The practical consequence for EA evaluation: when a developer presents a backtest and you do not know how many parameter combinations were tested during optimization, the reported p-value cannot be taken at face value. The actual significance of the result may be far lower than it appears. This is one of the primary reasons out-of-sample testing and walk-forward analysis are required alongside any in-sample statistical test — they provide evidence that was not contaminated by the optimization process.
Applying the Test in Practice
Running a binomial test on a backtest requires three numbers: total trades, winning trades, and the appropriate null hypothesis win rate. For a standard fixed-lot strategy with roughly equal win and loss sizes, the null hypothesis is 50%.
The calculation can be done in any spreadsheet using the BINOM.DIST function. For the p-value of observing k or more wins in n trials at null probability p0:
=1 − BINOM.DIST(k−1, n, p0, TRUE)
If this returns a value below 0.05, the result passes the standard significance threshold. If it returns below 0.01, the evidence is stronger. If it returns above 0.05, the win rate observed is statistically consistent with chance, regardless of what the number looks like on the surface.
Apply this before examining any other metric. A backtest that fails the binomial test at the appropriate null hypothesis does not require further analysis — the win rate, which is the most basic signal the strategy produces, cannot be distinguished from random outcomes at any conventional significance level. No amount of profit factor or Sharpe ratio calculation changes this conclusion.
What the Test Cannot Tell You
The binomial test is necessary but not sufficient. Passing it means the win rate is unlikely to be random — it does not mean the strategy will perform in live trading, that the edge will persist in different market regimes, or that the return distribution is healthy.
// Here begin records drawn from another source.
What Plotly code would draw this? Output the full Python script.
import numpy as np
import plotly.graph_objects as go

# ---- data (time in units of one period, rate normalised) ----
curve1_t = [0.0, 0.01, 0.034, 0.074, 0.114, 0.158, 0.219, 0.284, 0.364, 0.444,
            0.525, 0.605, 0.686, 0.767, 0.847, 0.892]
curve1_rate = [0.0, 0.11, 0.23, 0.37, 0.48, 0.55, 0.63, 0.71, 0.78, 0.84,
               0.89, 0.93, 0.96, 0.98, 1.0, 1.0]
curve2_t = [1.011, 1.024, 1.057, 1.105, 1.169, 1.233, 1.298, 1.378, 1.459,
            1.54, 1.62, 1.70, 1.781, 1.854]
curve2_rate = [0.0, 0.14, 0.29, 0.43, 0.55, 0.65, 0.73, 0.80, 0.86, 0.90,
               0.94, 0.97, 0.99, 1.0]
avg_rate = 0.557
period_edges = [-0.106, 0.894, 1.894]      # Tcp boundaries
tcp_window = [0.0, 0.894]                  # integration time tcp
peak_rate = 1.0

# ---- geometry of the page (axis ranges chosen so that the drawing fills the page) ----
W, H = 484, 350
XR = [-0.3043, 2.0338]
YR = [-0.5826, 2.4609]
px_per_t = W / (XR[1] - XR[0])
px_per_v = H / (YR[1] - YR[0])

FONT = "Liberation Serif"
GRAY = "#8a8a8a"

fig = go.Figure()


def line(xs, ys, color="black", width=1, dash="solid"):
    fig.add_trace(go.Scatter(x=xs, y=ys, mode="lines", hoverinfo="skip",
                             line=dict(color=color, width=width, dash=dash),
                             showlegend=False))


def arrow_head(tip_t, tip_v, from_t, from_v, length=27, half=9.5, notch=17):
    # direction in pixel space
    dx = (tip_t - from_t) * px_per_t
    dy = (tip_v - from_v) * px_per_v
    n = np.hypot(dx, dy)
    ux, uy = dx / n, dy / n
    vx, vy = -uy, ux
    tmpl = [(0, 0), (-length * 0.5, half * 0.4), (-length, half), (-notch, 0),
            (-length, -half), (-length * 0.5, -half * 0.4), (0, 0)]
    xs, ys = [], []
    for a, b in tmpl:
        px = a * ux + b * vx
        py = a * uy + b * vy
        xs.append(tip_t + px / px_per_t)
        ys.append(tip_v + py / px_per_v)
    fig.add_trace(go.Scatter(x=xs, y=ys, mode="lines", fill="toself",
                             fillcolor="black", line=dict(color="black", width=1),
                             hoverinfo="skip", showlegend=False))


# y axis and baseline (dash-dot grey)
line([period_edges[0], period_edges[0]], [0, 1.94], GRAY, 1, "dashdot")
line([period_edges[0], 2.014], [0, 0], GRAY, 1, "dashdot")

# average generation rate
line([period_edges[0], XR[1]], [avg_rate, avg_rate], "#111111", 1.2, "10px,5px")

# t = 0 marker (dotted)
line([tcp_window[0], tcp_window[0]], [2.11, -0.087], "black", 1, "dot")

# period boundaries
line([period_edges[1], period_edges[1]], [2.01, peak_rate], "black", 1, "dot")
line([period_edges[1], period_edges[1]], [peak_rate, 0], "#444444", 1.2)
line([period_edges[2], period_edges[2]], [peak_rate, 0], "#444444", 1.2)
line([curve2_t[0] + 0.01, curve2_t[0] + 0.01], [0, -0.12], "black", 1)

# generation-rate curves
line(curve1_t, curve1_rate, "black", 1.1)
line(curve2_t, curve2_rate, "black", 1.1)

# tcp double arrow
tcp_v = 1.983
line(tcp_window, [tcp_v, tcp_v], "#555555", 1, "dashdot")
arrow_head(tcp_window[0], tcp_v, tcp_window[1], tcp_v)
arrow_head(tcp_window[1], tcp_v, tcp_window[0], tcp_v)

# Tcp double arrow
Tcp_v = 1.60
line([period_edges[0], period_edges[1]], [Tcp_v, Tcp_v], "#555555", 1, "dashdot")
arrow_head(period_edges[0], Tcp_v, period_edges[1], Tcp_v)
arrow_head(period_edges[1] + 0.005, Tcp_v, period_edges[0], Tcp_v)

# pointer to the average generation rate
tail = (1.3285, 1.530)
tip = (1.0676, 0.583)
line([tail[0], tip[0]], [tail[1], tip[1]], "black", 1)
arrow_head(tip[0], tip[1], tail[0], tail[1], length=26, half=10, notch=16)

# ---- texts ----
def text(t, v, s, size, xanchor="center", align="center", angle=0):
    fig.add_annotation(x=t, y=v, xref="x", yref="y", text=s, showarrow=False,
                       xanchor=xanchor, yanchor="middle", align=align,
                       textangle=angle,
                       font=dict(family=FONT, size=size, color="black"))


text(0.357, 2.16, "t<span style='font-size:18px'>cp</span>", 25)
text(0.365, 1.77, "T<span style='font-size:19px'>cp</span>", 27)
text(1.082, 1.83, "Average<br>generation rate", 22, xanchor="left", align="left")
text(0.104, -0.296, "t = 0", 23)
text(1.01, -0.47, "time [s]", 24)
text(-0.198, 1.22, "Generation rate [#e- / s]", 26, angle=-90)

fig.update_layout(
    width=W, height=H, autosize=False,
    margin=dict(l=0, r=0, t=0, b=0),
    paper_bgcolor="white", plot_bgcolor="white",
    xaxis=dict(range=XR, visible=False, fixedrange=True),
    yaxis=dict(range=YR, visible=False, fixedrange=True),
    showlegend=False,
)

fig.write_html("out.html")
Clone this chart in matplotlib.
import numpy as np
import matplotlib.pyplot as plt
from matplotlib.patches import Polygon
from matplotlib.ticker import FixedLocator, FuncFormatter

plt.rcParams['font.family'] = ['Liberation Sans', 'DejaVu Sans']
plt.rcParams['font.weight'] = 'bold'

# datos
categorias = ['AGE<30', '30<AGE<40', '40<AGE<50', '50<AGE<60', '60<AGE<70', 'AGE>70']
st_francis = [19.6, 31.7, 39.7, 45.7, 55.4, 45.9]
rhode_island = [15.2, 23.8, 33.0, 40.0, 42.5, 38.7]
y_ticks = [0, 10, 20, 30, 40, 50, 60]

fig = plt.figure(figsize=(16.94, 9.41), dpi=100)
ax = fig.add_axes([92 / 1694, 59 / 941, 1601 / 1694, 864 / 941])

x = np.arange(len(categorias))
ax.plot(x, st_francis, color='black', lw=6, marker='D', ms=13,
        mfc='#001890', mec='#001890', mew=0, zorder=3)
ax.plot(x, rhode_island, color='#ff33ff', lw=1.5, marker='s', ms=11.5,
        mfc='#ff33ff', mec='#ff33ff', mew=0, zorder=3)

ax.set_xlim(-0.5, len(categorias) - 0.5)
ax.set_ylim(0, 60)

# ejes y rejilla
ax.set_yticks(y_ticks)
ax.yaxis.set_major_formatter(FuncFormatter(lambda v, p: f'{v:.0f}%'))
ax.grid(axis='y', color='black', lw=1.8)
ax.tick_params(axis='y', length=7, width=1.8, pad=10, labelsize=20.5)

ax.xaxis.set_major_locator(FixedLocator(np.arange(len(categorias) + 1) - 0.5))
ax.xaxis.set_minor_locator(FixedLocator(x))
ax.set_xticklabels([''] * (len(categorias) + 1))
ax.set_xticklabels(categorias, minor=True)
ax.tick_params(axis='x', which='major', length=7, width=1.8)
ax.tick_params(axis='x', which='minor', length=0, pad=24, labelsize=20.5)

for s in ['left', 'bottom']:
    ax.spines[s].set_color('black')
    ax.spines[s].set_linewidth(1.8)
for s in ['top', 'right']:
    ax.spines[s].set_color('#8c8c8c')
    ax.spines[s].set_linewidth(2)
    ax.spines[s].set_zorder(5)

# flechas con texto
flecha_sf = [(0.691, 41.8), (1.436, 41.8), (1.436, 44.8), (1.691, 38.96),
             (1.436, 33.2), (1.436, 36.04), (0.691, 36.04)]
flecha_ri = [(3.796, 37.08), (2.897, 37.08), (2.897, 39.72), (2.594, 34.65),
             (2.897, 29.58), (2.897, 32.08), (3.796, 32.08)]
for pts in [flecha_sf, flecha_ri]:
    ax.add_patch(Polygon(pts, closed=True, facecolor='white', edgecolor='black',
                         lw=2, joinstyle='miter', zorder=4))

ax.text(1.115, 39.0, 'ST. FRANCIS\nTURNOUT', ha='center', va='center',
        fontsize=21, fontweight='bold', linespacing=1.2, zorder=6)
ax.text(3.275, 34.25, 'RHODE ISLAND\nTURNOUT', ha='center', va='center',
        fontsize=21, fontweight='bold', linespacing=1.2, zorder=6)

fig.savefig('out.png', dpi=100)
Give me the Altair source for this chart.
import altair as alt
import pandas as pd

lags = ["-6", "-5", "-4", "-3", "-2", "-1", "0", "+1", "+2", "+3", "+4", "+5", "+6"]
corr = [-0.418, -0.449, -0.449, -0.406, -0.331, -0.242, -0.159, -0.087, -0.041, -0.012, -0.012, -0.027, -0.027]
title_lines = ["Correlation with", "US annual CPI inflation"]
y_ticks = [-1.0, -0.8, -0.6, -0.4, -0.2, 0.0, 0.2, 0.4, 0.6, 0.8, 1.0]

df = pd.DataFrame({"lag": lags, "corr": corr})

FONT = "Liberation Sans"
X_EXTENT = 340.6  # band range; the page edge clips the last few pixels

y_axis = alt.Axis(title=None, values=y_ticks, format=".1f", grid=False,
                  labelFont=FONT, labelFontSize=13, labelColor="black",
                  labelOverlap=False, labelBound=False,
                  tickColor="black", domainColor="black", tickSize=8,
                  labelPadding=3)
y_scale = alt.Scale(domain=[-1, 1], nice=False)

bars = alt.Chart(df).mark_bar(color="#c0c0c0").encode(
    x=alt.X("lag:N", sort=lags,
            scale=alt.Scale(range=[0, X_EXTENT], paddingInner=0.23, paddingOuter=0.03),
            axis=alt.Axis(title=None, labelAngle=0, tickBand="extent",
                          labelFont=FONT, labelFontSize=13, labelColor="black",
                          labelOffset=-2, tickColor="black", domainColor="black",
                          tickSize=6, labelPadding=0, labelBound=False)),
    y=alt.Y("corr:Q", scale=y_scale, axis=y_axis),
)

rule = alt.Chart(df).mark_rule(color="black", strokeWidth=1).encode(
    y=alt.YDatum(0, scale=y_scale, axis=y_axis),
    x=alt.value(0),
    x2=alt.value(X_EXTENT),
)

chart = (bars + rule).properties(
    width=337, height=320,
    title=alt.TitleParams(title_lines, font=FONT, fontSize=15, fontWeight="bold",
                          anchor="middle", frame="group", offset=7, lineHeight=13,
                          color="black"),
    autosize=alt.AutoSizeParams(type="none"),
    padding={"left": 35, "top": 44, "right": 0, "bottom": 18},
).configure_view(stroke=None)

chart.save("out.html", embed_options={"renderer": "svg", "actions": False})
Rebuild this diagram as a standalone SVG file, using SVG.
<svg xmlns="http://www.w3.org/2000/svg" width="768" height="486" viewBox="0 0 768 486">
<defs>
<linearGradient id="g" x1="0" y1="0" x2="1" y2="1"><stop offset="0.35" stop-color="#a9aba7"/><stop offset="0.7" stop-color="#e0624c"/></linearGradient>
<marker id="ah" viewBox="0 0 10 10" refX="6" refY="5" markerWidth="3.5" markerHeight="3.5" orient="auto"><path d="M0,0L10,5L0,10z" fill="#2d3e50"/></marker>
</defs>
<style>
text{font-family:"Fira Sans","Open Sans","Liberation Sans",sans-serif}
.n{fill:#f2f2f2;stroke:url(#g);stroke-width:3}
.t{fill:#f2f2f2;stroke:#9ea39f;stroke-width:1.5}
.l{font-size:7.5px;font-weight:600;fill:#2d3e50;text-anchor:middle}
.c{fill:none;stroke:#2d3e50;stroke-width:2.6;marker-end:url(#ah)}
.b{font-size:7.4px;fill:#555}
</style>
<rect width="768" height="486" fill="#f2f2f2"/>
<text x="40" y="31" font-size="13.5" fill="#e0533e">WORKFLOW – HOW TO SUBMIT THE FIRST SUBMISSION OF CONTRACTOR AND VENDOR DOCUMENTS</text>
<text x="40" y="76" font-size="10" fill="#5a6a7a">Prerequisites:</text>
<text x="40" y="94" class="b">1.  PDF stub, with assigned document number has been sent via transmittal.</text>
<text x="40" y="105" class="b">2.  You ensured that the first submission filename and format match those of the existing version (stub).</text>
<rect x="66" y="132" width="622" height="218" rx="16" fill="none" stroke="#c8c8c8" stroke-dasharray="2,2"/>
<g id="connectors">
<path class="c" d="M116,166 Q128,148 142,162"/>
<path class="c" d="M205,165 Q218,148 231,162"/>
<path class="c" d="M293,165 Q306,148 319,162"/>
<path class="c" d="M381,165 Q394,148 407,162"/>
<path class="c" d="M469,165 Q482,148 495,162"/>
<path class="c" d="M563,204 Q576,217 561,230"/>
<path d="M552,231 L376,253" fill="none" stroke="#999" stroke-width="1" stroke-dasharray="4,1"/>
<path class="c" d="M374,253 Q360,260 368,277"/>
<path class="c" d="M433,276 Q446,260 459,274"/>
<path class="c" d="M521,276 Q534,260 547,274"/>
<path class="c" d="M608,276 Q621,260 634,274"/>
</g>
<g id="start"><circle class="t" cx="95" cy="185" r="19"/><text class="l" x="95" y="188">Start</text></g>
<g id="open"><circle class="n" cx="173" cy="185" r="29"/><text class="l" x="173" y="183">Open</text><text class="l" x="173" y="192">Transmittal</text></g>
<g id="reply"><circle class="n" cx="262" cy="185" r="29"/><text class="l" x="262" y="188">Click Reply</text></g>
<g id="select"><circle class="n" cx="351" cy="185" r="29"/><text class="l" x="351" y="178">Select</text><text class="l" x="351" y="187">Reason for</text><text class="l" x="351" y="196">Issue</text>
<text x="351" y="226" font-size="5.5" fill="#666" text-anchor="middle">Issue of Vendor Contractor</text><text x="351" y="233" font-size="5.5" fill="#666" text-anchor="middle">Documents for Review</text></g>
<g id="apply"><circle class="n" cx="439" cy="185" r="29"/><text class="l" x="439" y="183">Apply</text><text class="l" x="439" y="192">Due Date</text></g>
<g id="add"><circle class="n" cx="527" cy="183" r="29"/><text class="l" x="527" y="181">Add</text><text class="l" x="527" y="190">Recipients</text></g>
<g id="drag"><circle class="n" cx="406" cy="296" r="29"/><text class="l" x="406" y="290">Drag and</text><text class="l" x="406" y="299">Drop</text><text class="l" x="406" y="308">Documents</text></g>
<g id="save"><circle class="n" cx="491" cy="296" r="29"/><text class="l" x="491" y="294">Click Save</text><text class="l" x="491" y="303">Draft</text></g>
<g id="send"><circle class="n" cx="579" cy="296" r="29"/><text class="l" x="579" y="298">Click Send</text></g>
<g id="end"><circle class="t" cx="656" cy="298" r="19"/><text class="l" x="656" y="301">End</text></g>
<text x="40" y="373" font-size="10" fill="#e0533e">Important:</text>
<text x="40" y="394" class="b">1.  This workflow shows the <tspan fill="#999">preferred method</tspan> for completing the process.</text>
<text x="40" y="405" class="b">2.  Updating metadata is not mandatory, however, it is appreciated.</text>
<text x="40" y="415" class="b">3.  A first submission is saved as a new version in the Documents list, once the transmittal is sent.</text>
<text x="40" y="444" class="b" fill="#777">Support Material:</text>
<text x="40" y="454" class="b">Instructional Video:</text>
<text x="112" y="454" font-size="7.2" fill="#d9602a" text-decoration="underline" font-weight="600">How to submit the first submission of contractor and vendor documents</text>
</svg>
Win rate captures only one dimension of a strategy’s behavior. A strategy can pass the binomial test while still failing on drawdown structure, recovery behavior, overfitting, martingale detection, and a range of other validation criteria. The binomial test is the floor — the minimum required to take a backtest seriously. Edge Matrix runs seventeen separate tests, of which win rate significance is one component. A strategy needs to pass across all dimensions before it constitutes a deployable edge.
But the floor matters. Most commercially presented EA backtests never clear it. Checking first — before reading the equity curve, before calculating profit factor, before considering a purchase — filters out the majority of statistically meaningless results before you invest time or money in analyzing them further.
The formula is five minutes of work in a spreadsheet. Run it first, every time, without exception. The discipline of doing so is one of the clearest separators between traders who eventually find durable edge and those who cycle endlessly through strategies that looked good on paper.